**Collected material:**

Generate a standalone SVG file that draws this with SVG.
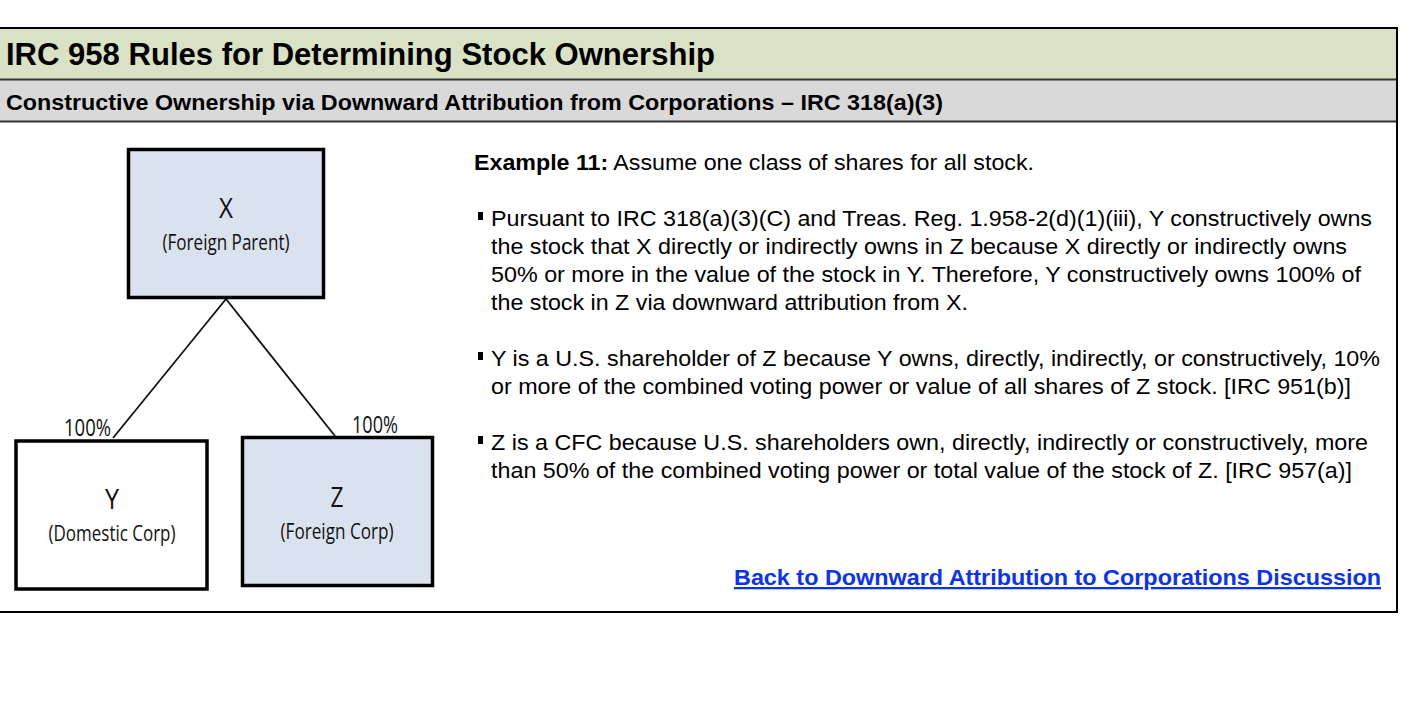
<svg xmlns="http://www.w3.org/2000/svg" width="1416" height="706" viewBox="0 0 1416 706">
<style>
.frame{stroke:#000;stroke-width:2;fill:none}
.node{stroke:#000;stroke-width:3.5}
.blue{fill:#dbe2ef}
.white{fill:#fff}
.nt{font-family:"Open Sans","Noto Sans",sans-serif;fill:#111;text-anchor:middle}
.big{font-size:28px}
.sub{font-size:21px}
.pct{font-family:"Open Sans","Noto Sans",sans-serif;font-size:23px;fill:#111}
.body{font-family:"Liberation Sans",Arial,sans-serif;font-size:22.5px;fill:#000}
.conn{stroke:#111;stroke-width:1.8;fill:none}
</style>
<rect x="0" y="0" width="1416" height="706" fill="#fff"/>
<g id="header">
<rect x="0" y="29" width="1397" height="50" fill="#d9e2c4"/>
<rect x="0" y="80" width="1397" height="41" fill="#d9d9d9"/>
<text x="6" y="65" font-family="Liberation Sans, Arial, sans-serif" font-size="31" font-weight="bold" textLength="709" lengthAdjust="spacingAndGlyphs">IRC 958 Rules for Determining Stock Ownership</text>
<text x="6" y="110" font-family="Liberation Sans, Arial, sans-serif" font-size="22" font-weight="bold" textLength="937" lengthAdjust="spacingAndGlyphs">Constructive Ownership via Downward Attribution from Corporations – IRC 318(a)(3)</text>
</g>
<g id="frame" class="frame">
<line x1="0" y1="28" x2="1398" y2="28"/>
<line x1="0" y1="79.5" x2="1398" y2="79.5" stroke="#333"/>
<line x1="0" y1="121.5" x2="1398" y2="121.5" stroke="#333"/>
<line x1="1397" y1="28" x2="1397" y2="613"/>
<line x1="0" y1="612" x2="1398" y2="612"/>
</g>
<g id="connectors">
<line class="conn" x1="226" y1="299" x2="113" y2="438"/>
<line class="conn" x1="226" y1="299" x2="335" y2="436"/>
<text class="pct" x="64" y="436" textLength="47" lengthAdjust="spacingAndGlyphs">100%</text>
<text class="pct" x="352" y="433" textLength="46" lengthAdjust="spacingAndGlyphs">100%</text>
</g>
<g id="node-x">
<rect class="node blue" x="128.5" y="149.5" width="195" height="148"/>
<text class="nt big" x="226" y="218" textLength="14" lengthAdjust="spacingAndGlyphs">X</text>
<text class="nt sub" x="226" y="250" textLength="127" lengthAdjust="spacingAndGlyphs">(Foreign Parent)</text>
</g>
<g id="node-y">
<rect class="node white" x="16" y="441" width="191" height="148"/>
<text class="nt big" x="112" y="509" textLength="14" lengthAdjust="spacingAndGlyphs">Y</text>
<text class="nt sub" x="112" y="541" textLength="127" lengthAdjust="spacingAndGlyphs">(Domestic Corp)</text>
</g>
<g id="node-z">
<rect class="node blue" x="242.5" y="437.5" width="190" height="148"/>
<text class="nt big" x="337" y="507" textLength="13" lengthAdjust="spacingAndGlyphs">Z</text>
<text class="nt sub" x="337" y="539" textLength="113" lengthAdjust="spacingAndGlyphs">(Foreign Corp)</text>
</g>
<g id="text">
<text class="body" x="474" y="170" textLength="560" lengthAdjust="spacingAndGlyphs"><tspan font-weight="bold">Example 11:</tspan> Assume one class of shares for all stock.</text>
<rect x="478" y="212" width="5" height="8" fill="#000"/>
<text class="body" x="491" y="226" textLength="881" lengthAdjust="spacingAndGlyphs">Pursuant to IRC 318(a)(3)(C) and Treas. Reg. 1.958-2(d)(1)(iii), Y constructively owns</text>
<text class="body" x="491" y="254" textLength="856" lengthAdjust="spacingAndGlyphs">the stock that X directly or indirectly owns in Z because X directly or indirectly owns</text>
<text class="body" x="491" y="282" textLength="870" lengthAdjust="spacingAndGlyphs">50% or more in the value of the stock in Y. Therefore, Y constructively owns 100% of</text>
<text class="body" x="491" y="310" textLength="477" lengthAdjust="spacingAndGlyphs">the stock in Z via downward attribution from X.</text>
<rect x="478" y="352" width="5" height="8" fill="#000"/>
<text class="body" x="491" y="366" textLength="889" lengthAdjust="spacingAndGlyphs">Y is a U.S. shareholder of Z because Y owns, directly, indirectly, or constructively, 10%</text>
<text class="body" x="491" y="394" textLength="860" lengthAdjust="spacingAndGlyphs">or more of the combined voting power or value of all shares of Z stock. [IRC 951(b)]</text>
<rect x="478" y="436" width="5" height="8" fill="#000"/>
<text class="body" x="491" y="450" textLength="877" lengthAdjust="spacingAndGlyphs">Z is a CFC because U.S. shareholders own, directly, indirectly or constructively, more</text>
<text class="body" x="491" y="478" textLength="861" lengthAdjust="spacingAndGlyphs">than 50% of the combined voting power or total value of the stock of Z. [IRC 957(a)]</text>
<text class="body" x="734" y="585" font-weight="bold" text-decoration="underline" textLength="647" lengthAdjust="spacingAndGlyphs" style="fill:#0b32f0">Back to Downward Attribution to Corporations Discussion</text>
</g>
</svg>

**Exercise:** Without the pictures, retype the whole of the material above exactly.

**Worked answer:**
Generate a standalone SVG file that draws this with SVG.
<svg xmlns="http://www.w3.org/2000/svg" width="1416" height="706" viewBox="0 0 1416 706">
<style>
.frame{stroke:#000;stroke-width:2;fill:none}
.node{stroke:#000;stroke-width:3.5}
.blue{fill:#dbe2ef}
.white{fill:#fff}
.nt{font-family:"Open Sans","Noto Sans",sans-serif;fill:#111;text-anchor:middle}
.big{font-size:28px}
.sub{font-size:21px}
.pct{font-family:"Open Sans","Noto Sans",sans-serif;font-size:23px;fill:#111}
.body{font-family:"Liberation Sans",Arial,sans-serif;font-size:22.5px;fill:#000}
.conn{stroke:#111;stroke-width:1.8;fill:none}
</style>
<rect x="0" y="0" width="1416" height="706" fill="#fff"/>
<g id="header">
<rect x="0" y="29" width="1397" height="50" fill="#d9e2c4"/>
<rect x="0" y="80" width="1397" height="41" fill="#d9d9d9"/>
<text x="6" y="65" font-family="Liberation Sans, Arial, sans-serif" font-size="31" font-weight="bold" textLength="709" lengthAdjust="spacingAndGlyphs">IRC 958 Rules for Determining Stock Ownership</text>
<text x="6" y="110" font-family="Liberation Sans, Arial, sans-serif" font-size="22" font-weight="bold" textLength="937" lengthAdjust="spacingAndGlyphs">Constructive Ownership via Downward Attribution from Corporations – IRC 318(a)(3)</text>
</g>
<g id="frame" class="frame">
<line x1="0" y1="28" x2="1398" y2="28"/>
<line x1="0" y1="79.5" x2="1398" y2="79.5" stroke="#333"/>
<line x1="0" y1="121.5" x2="1398" y2="121.5" stroke="#333"/>
<line x1="1397" y1="28" x2="1397" y2="613"/>
<line x1="0" y1="612" x2="1398" y2="612"/>
</g>
<g id="connectors">
<line class="conn" x1="226" y1="299" x2="113" y2="438"/>
<line class="conn" x1="226" y1="299" x2="335" y2="436"/>
<text class="pct" x="64" y="436" textLength="47" lengthAdjust="spacingAndGlyphs">100%</text>
<text class="pct" x="352" y="433" textLength="46" lengthAdjust="spacingAndGlyphs">100%</text>
</g>
<g id="node-x">
<rect class="node blue" x="128.5" y="149.5" width="195" height="148"/>
<text class="nt big" x="226" y="218" textLength="14" lengthAdjust="spacingAndGlyphs">X</text>
<text class="nt sub" x="226" y="250" textLength="127" lengthAdjust="spacingAndGlyphs">(Foreign Parent)</text>
</g>
<g id="node-y">
<rect class="node white" x="16" y="441" width="191" height="148"/>
<text class="nt big" x="112" y="509" textLength="14" lengthAdjust="spacingAndGlyphs">Y</text>
<text class="nt sub" x="112" y="541" textLength="127" lengthAdjust="spacingAndGlyphs">(Domestic Corp)</text>
</g>
<g id="node-z">
<rect class="node blue" x="242.5" y="437.5" width="190" height="148"/>
<text class="nt big" x="337" y="507" textLength="13" lengthAdjust="spacingAndGlyphs">Z</text>
<text class="nt sub" x="337" y="539" textLength="113" lengthAdjust="spacingAndGlyphs">(Foreign Corp)</text>
</g>
<g id="text">
<text class="body" x="474" y="170" textLength="560" lengthAdjust="spacingAndGlyphs"><tspan font-weight="bold">Example 11:</tspan> Assume one class of shares for all stock.</text>
<rect x="478" y="212" width="5" height="8" fill="#000"/>
<text class="body" x="491" y="226" textLength="881" lengthAdjust="spacingAndGlyphs">Pursuant to IRC 318(a)(3)(C) and Treas. Reg. 1.958-2(d)(1)(iii), Y constructively owns</text>
<text class="body" x="491" y="254" textLength="856" lengthAdjust="spacingAndGlyphs">the stock that X directly or indirectly owns in Z because X directly or indirectly owns</text>
<text class="body" x="491" y="282" textLength="870" lengthAdjust="spacingAndGlyphs">50% or more in the value of the stock in Y. Therefore, Y constructively owns 100% of</text>
<text class="body" x="491" y="310" textLength="477" lengthAdjust="spacingAndGlyphs">the stock in Z via downward attribution from X.</text>
<rect x="478" y="352" width="5" height="8" fill="#000"/>
<text class="body" x="491" y="366" textLength="889" lengthAdjust="spacingAndGlyphs">Y is a U.S. shareholder of Z because Y owns, directly, indirectly, or constructively, 10%</text>
<text class="body" x="491" y="394" textLength="860" lengthAdjust="spacingAndGlyphs">or more of the combined voting power or value of all shares of Z stock. [IRC 951(b)]</text>
<rect x="478" y="436" width="5" height="8" fill="#000"/>
<text class="body" x="491" y="450" textLength="877" lengthAdjust="spacingAndGlyphs">Z is a CFC because U.S. shareholders own, directly, indirectly or constructively, more</text>
<text class="body" x="491" y="478" textLength="861" lengthAdjust="spacingAndGlyphs">than 50% of the combined voting power or total value of the stock of Z. [IRC 957(a)]</text>
<text class="body" x="734" y="585" font-weight="bold" text-decoration="underline" textLength="647" lengthAdjust="spacingAndGlyphs" style="fill:#0b32f0">Back to Downward Attribution to Corporations Discussion</text>
</g>
</svg>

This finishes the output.